Building a case requires prosecutors to establish both the existence of a criminal enterprise and the defendant’s connection to it. Ohio law mandates proving a pattern through at least two predicate offenses within a ten-year period. Prosecutors rely on financial records, wiretaps, surveillance footage, witness testimony, and undercover operations to connect individuals to the broader criminal organization. These cases often involve extensive paper trails, such as fraudulent business transactions and illicit money transfers.
Electronic surveillance plays a significant role. Under Ohio Revised Code 2933.52, law enforcement can obtain court orders to intercept wire, oral, or electronic communications. Wiretap evidence often provides direct admissions of criminal conduct or demonstrates an ongoing conspiracy. Digital communications—such as emails, encrypted messages, and social media interactions—can further establish links between co-conspirators. Courts generally admit this evidence under exceptions to hearsay rules, particularly for co-conspirator statements or business records.
Witness testimony is another cornerstone, especially from co-defendants or informants who agree to cooperate in exchange for leniency. Prosecutors frequently use plea agreements to secure testimony from insiders who can detail the enterprise’s structure and illegal activities. However, defense attorneys often challenge the credibility of these witnesses, particularly if they have incentives to testify. To strengthen their case, prosecutors present corroborating evidence such as recorded meetings, seized documents, or physical evidence linking the defendant to criminal acts.
Ohio imposes severe penalties for engaging in a pattern of corrupt activity. A second-degree felony conviction under Ohio Revised Code 2923.32 carries a prison term of two to twelve years, as outlined in Ohio Revised Code 2929.14(A)(2), with a fine of up to $15,000. If the charge is elevated to a first-degree felony, the sentence ranges from three to eleven years, with the possibility of an additional indefinite sentence under Ohio’s Reagan Tokes Law, which extends incarceration based on conduct while imprisoned. Fines for first-degree felonies can reach $20,000.
Sentencing is influenced by the Ohio Sentencing Commission’s guidelines, which require courts to consider factors such as the defendant’s role in the criminal enterprise, harm caused to victims, and prior criminal history. Judges may impose mandatory minimum sentences when the corrupt activity involves violent crimes, drug trafficking, or significant financial fraud. Enhanced penalties apply for repeat violent offenders or cases involving vulnerable victims, such as the elderly or disabled. Courts also weigh mitigating factors, such as cooperation with law enforcement or acceptance of responsibility.

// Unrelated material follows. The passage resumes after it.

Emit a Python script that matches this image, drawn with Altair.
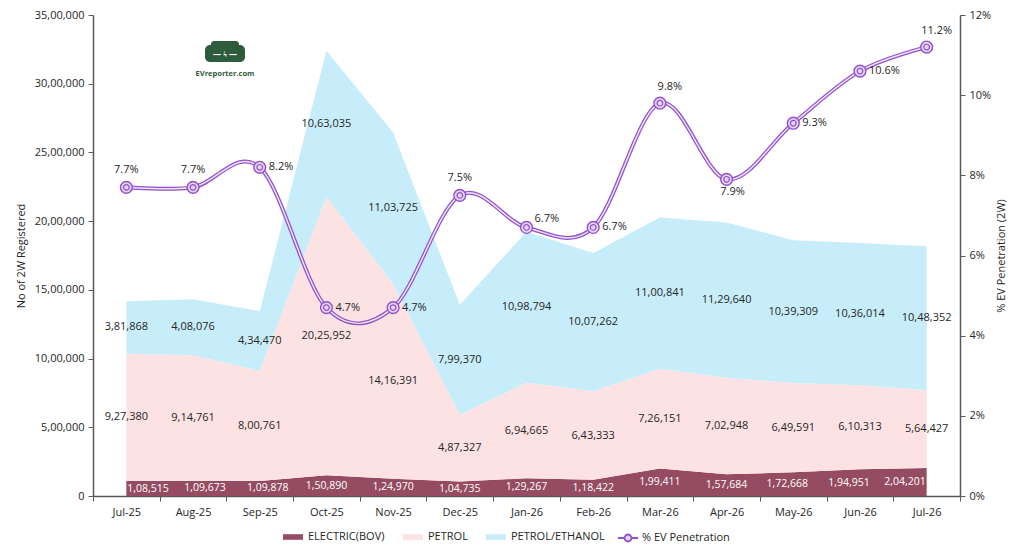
import altair as alt
import pandas as pd

MONTHS = ["Jul-25", "Aug-25", "Sep-25", "Oct-25", "Nov-25", "Dec-25", "Jan-26",
          "Feb-26", "Mar-26", "Apr-26", "May-26", "Jun-26", "Jul-26"]
ELECTRIC = [108515, 109673, 109878, 150890, 124970, 104735, 129267,
            118422, 199411, 157684, 172668, 194951, 204201]
PETROL = [927380, 914761, 800761, 2025952, 1416391, 487327, 694665,
          643333, 726151, 702948, 649591, 610313, 564427]
PETROL_ETHANOL = [381868, 408076, 434470, 1063035, 1103725, 799370, 1098794,
                  1007262, 1100841, 1129640, 1039309, 1036014, 1048352]
EV_PCT = [7.7, 7.7, 8.2, 4.7, 4.7, 7.5, 6.7, 6.7, 9.8, 7.9, 9.3, 10.6, 11.2]

SERIES = ["ELECTRIC(BOV)", "PETROL", "PETROL/ETHANOL"]
LINE_NAME = "% EV Penetration"
COLORS = ["#954C62", "#FDE2E3", "#C8EDFA"]
PURPLE = "#9150CC"

# label placement groups for % labels
ABOVE = ["Jul-25", "Aug-25", "Dec-25"]
ABOVE_RIGHT = ["Mar-26", "Jul-26"]
RIGHT = ["Sep-25", "Oct-25", "Nov-25", "Feb-26", "May-26", "Jun-26"]
RIGHT_UP = ["Jan-26"]
BELOW = ["Apr-26"]
# horizontal nudges of the electric labels (as in the reference)
ELEC_SHIFT = {"Aug-25": 12, "Sep-25": 8, "May-26": -6, "Jun-26": -11}

rows = []
for i, m in enumerate(MONTHS):
    for k, (name, vals) in enumerate(zip(SERIES, [ELECTRIC, PETROL, PETROL_ETHANOL])):
        rows.append({"month": m, "series": name, "value": vals[i], "order": k})
long = pd.DataFrame(rows)
pct = pd.DataFrame({"month": MONTHS, "pct": [v / 100 for v in EV_PCT],
                    "name": [LINE_NAME] * len(MONTHS)})

FONT = "Open Sans"
AX = "#595959"
TXT = "#262626"

xenc = alt.X("month:N", sort=MONTHS,
             scale=alt.Scale(type="band", paddingInner=0, paddingOuter=0),
             axis=alt.Axis(title=None, labelAngle=0, tickBand="extent", tickSize=5,
                           labelPadding=5, domainColor=AX, tickColor=AX, domainWidth=1.5,
                           labelFontSize=11, labelColor=TXT))

yscale = alt.Scale(domain=[0, 3500000], nice=False)
yaxis = alt.Axis(title="No of 2W Registered", values=list(range(0, 3500001, 500000)),
                 format=",.0f", grid=False, tickSize=5, domainColor=AX, tickColor=AX,
                 domainWidth=1.5, labelFontSize=11, labelColor=TXT, titleFontSize=11,
                 titleFontWeight="normal", titleColor=TXT, titlePadding=8, labelPadding=4)

area_legend = alt.Legend(orient="none", legendX=190, legendY=512, direction="horizontal",
                         title=None, symbolSize=400, labelFontSize=11, labelColor=TXT,
                         columnPadding=18, labelOffset=5,
                         symbolType="M-1,-0.28H1V0.28H-1Z", symbolStrokeWidth=0)

line_legend = alt.Legend(orient="none", legendX=524, legendY=512, direction="horizontal",
                         title=None, symbolSize=400, labelFontSize=11, labelColor=TXT,
                         labelOffset=3, symbolStrokeWidth=1.8, symbolFillColor="#E4D3F5",
                         labelLimit=200,
                         symbolType="M-1,0H-0.35M0.35,0H1M0.35,0A0.35,0.35 0 1 1 -0.35,0A0.35,0.35 0 1 1 0.35,0Z")

area = alt.Chart(long).mark_area(opacity=1).encode(
    x=xenc,
    y=alt.Y("value:Q", stack="zero", scale=yscale, axis=yaxis),
    color=alt.Color("series:N", scale=alt.Scale(domain=SERIES, range=COLORS),
                    legend=area_legend),
    order=alt.Order("order:Q"),
)

stacked = alt.Chart(long).transform_stack(
    stack="value", groupby=["month"], sort=[alt.SortField("order")], as_=["y0", "y1"]
).transform_calculate(mid="(datum.y0 + datum.y1) / 2")


def stack_text(expr, color, size=11, **kw):
    return stacked.transform_filter(expr).mark_text(
        fontSize=size, font=FONT, color=color, **kw).encode(
        x=xenc,
        y=alt.Y("mid:Q", scale=yscale, axis=yaxis),
        text=alt.Text("value:Q", format=","),
    )


FIRST, LAST = MONTHS[0], MONTHS[-1]
special = [FIRST, LAST] + list(ELEC_SHIFT)
special_js = "[" + ",".join("'" + m + "'" for m in special) + "]"
layers = [area, stack_text("datum.order > 0", TXT)]
layers.append(stack_text("datum.order == 0 && indexof(" + special_js + ", datum.month) < 0",
                         "white", size=10.5))
layers.append(stack_text("datum.order == 0 && datum.month == '" + FIRST + "'", "white",
                         size=10.5, align="left", dx=1))
layers.append(stack_text("datum.order == 0 && datum.month == '" + LAST + "'", "white",
                         size=10.5, align="right", dx=-1))
for m, d in ELEC_SHIFT.items():
    layers.append(stack_text("datum.order == 0 && datum.month == '" + m + "'", "white",
                             size=10.5, dx=d))

left = alt.layer(*layers)

ry_scale = alt.Scale(domain=[0, 0.12], nice=False)
ry_axis = alt.Axis(title="% EV Penetration (2W)", orient="right", format=".0%",
                   values=[0, 0.02, 0.04, 0.06, 0.08, 0.10, 0.12], grid=False, tickSize=5,
                   domainColor=AX, tickColor=AX, domainWidth=1.5, labelFontSize=11,
                   labelColor=TXT, titleFontSize=11, titleFontWeight="normal",
                   titleColor=TXT, titleAngle=270, titlePadding=16, labelPadding=4)

pbase = alt.Chart(pct).encode(x=xenc, y=alt.Y("pct:Q", scale=ry_scale, axis=ry_axis))

line_outer = pbase.mark_line(interpolate="cardinal", strokeWidth=4.0).encode(
    stroke=alt.Stroke("name:N", scale=alt.Scale(domain=[LINE_NAME], range=[PURPLE]),
                      legend=line_legend))
line_inner = pbase.mark_line(interpolate="cardinal", color="#EEE3F9", strokeWidth=1.5)
pt_outer = pbase.mark_point(shape="circle", filled=True, size=140, fill="#E4D3F5",
                            stroke=PURPLE, strokeWidth=1.4, opacity=1)
pt_inner = pbase.mark_point(shape="circle", filled=False, size=32, stroke=PURPLE,
                            strokeWidth=1.2, opacity=1)


def pct_text(months, **kw):
    return pbase.transform_filter(
        alt.FieldOneOfPredicate(field="month", oneOf=months)
    ).mark_text(fontSize=11, font=FONT, color=TXT, **kw).encode(
        text=alt.Text("pct:Q", format=".1%"))


lab_above = pct_text(ABOVE, dy=-17, align="center")
lab_above_r = pct_text(ABOVE_RIGHT, dy=-16, dx=10, align="center")
lab_right = pct_text(RIGHT, dx=9, align="left")
lab_right_up = pct_text(RIGHT_UP, dx=8, dy=-8, align="left")
lab_below = pct_text(BELOW, dx=6, dy=13, align="center")

right = alt.layer(line_outer, line_inner, pt_outer, pt_inner,
                  lab_above, lab_above_r, lab_right, lab_right_up, lab_below)

# logo decoration
one = pd.DataFrame({"a": [0]})
logo_body = alt.Chart(one).mark_rect(color="#2E5B3C", cornerRadius=5).encode(
    x=alt.value(112), x2=alt.value(152), y=alt.value(30), y2=alt.value(47))
logo_roof = alt.Chart(one).mark_rect(color="#2E5B3C", cornerRadius=3).encode(
    x=alt.value(118), x2=alt.value(146), y=alt.value(26), y2=alt.value(33))
logo_bolt = alt.Chart(one).mark_text(text="— ϟ —", color="white", fontSize=8,
                                     font=FONT, fontWeight="bold").encode(
    x=alt.value(132), y=alt.value(40))
logo_text = alt.Chart(one).mark_text(text="EVreporter.com", color="#2E5B3C", fontSize=7.5,
                                     font=FONT, fontWeight="bold").encode(
    x=alt.value(132), y=alt.value(59))
logo = alt.layer(logo_body, logo_roof, logo_bolt, logo_text)

chart = alt.layer(left, right, logo).resolve_scale(y="independent").properties(
    width=867, height=481,
    autosize=alt.AutoSizeParams(type="none"),
    padding={"left": 85, "top": 7, "right": 56, "bottom": 50},
).configure(
    font=FONT,
    locale={"number": {"decimal": ".", "thousands": ",", "grouping": [3, 2],
                       "currency": ["₹", ""]}},
).configure_view(stroke=None).configure_text(font=FONT)

chart.save("out.html", embed_options={"renderer": "svg", "actions": False})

A conviction extends beyond the courtroom, creating long-term legal and social ramifications. One of the most immediate effects is employment restrictions. Under Ohio Revised Code 2961.02, individuals convicted of corruption-related felonies may be disqualified from holding certain jobs, especially those requiring state licensing in industries such as financial services, healthcare, and gaming. Many professional boards, including the Ohio Board of Nursing and the Ohio Department of Insurance, prohibit licensing individuals with felony convictions involving fraud, bribery, or other corrupt practices. Employers also have broad discretion to deny employment based on criminal history.
A felony conviction can also restrict civil rights. Under Ohio Revised Code 2961.01, convicted felons lose the right to serve on a jury and may face firearm ownership restrictions under Ohio Revised Code 2923.13. Those convicted of corruption-related offenses may also be barred from holding public office or contracting with state and local governments. These restrictions can persist for years, sometimes requiring a court petition to restore certain rights.
Beyond imprisonment and fines, individuals convicted of engaging in a pattern of corrupt activity often face asset seizure under Ohio’s forfeiture laws, which target property and financial gains derived from criminal enterprises. Under Ohio Revised Code 2981.02, prosecutors can seek the forfeiture of assets directly linked to criminal activity, including cash, bank accounts, real estate, vehicles, and businesses used to facilitate unlawful conduct. Courts generally apply a preponderance of the evidence standard in civil forfeiture proceedings, meaning the government must show it is more likely than not that the property was connected to criminal activity.
Forfeiture proceedings can be initiated alongside criminal charges or as separate civil actions, often placing defendants in a difficult legal position. Unlike criminal cases, where the burden of proof is on the prosecution, asset forfeiture cases sometimes shift the burden to the property owner to prove the assets were obtained legally. Under Ohio Revised Code 2981.04, individuals can challenge a forfeiture by demonstrating they were innocent owners or that the property was not used in furtherance of the alleged criminal enterprise. However, reclaiming seized assets can be costly and time-consuming, requiring extensive documentation and legal representation. In cases where forfeiture is granted, the proceeds are often distributed among law enforcement agencies, creating financial incentives for aggressive asset seizure efforts.